Let the blunt truth be put out there, a President of Nigeria will never resign. Same applies to President Muhammadu Buhari. It is not possible, absolutely impossible. Even if he is on life support, just as we had it with late Umar Yar Adau; he will not.
Hence, the recent call by the Minority leader of the Senate, Abaribe Enyinnanya that President Muhammadu Buhari should resign; is not an actionable plan. It will serve the political rhetoric, which the opposition is expected to provide, However, it will not resolve the security crises.
Nevertheless, the Senate has given Mr. Buhari an easy option: sack the Service Chiefs. The blame for the continuous rise in insecurity has been placed firmly at the rightful place where it belongs; the feet of the service chiefs.
The overriding opinion is that these guys have overstayed their welcome. Therefore, the president should exercise his prerogative by firing them.
It seems simple and, in fact, it is simple.
Sack them, get more people who are hungry to get things done. The sacking of these men will be a lesson to those who will likely replace them. A good precedence for would-be successors.
Here is the real task before the minority leader and the entire opposition structure in the country. At federal and state level, a sustained pressure on the ruling party is needed. Indeed, the opposition party should show readiness to challenge the administration. The power to collaborate on security and also power to pressurize the government is essential.
Now is the time for the opposition party to set the platform for Abaribe to speak beyond the confines of the Red Chamber. He should be the poster boy of the renewed Peoples Democratic Party (PDP).
Is impeachment of President Buhari a viable option?
Opposition politics is beyond sending out press statements. It is about building and sustaining momentum. God knows the country needs such a movement to light up the fire and keep the government on its toes.
The danger posed by the challenge thrown to Buhari is simple. In fact, the opposition must ask themselves the option available if the President fails to heed its warning.

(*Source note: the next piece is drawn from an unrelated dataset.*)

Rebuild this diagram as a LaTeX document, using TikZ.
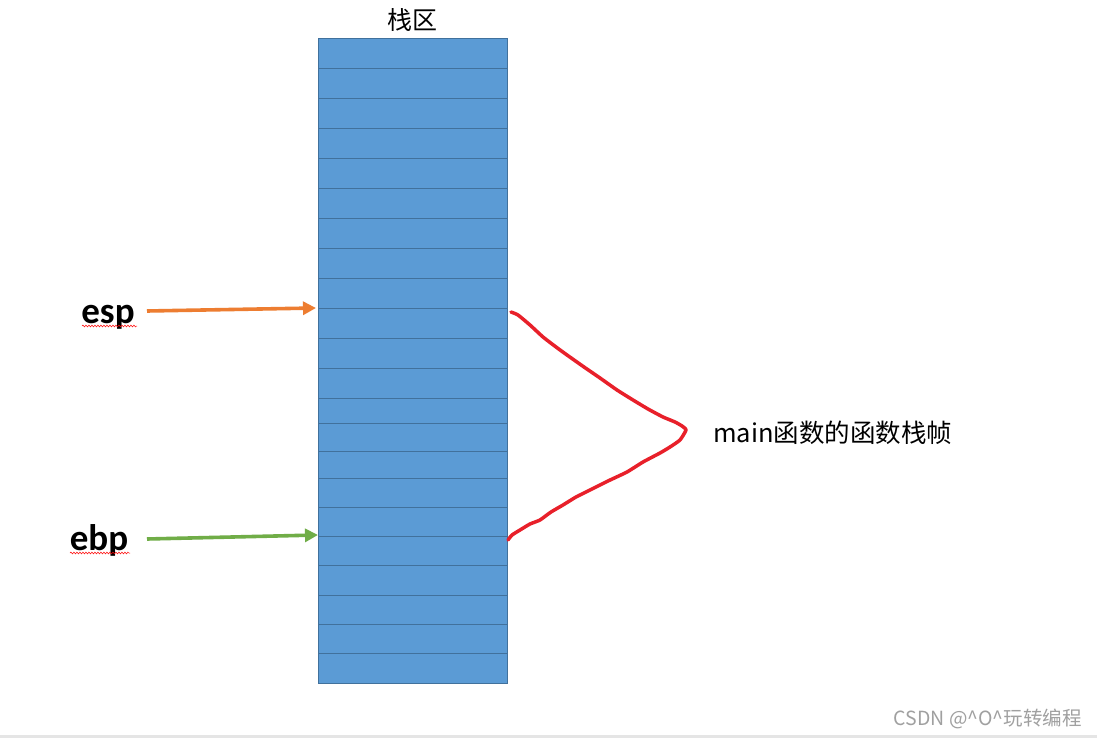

This brings us to the most dangerous option: removing the President. Section 143 of the 1999 constitution, which deals with impeachment of the executive; is one of the most impractical aspects of the constitution.
According to section 143 of the 1999 constitution; a written notice of the impeachment allegations must be signed by 1/3 of the entire members of the National Assembly; (both Senate and House of Reps, which would be 157 members) and submitted to the President of the Senate.
The notice, according to section 143 (2a, b), must be detailed and specific, showing the violations.
Virile opposition essential to Nigeria’s democracy
The President of the Senate, upon receiving the notice of impeachment within seven days, sends a copy to the President.
The President has 14 days to reply. Nevertheless, whether the President replies or not, both chambers separately must through a motion vote commence proceedings with the investigation.
Equally important, the required vote is 2/3 of each member in both chambers. If the motion to investigate is passed within another seven days; the President of the Senate will inform the Chief Justice of the Federation to set up a panel. This panel will comprise seven persons, who are not members of any public service, legislative house or political party.
As a matter of fact, this is actually half of what is required to get impeachment underway.
The simple fact is; resignation or impeachment is not the option. The opposition in Nigeria needs to step up.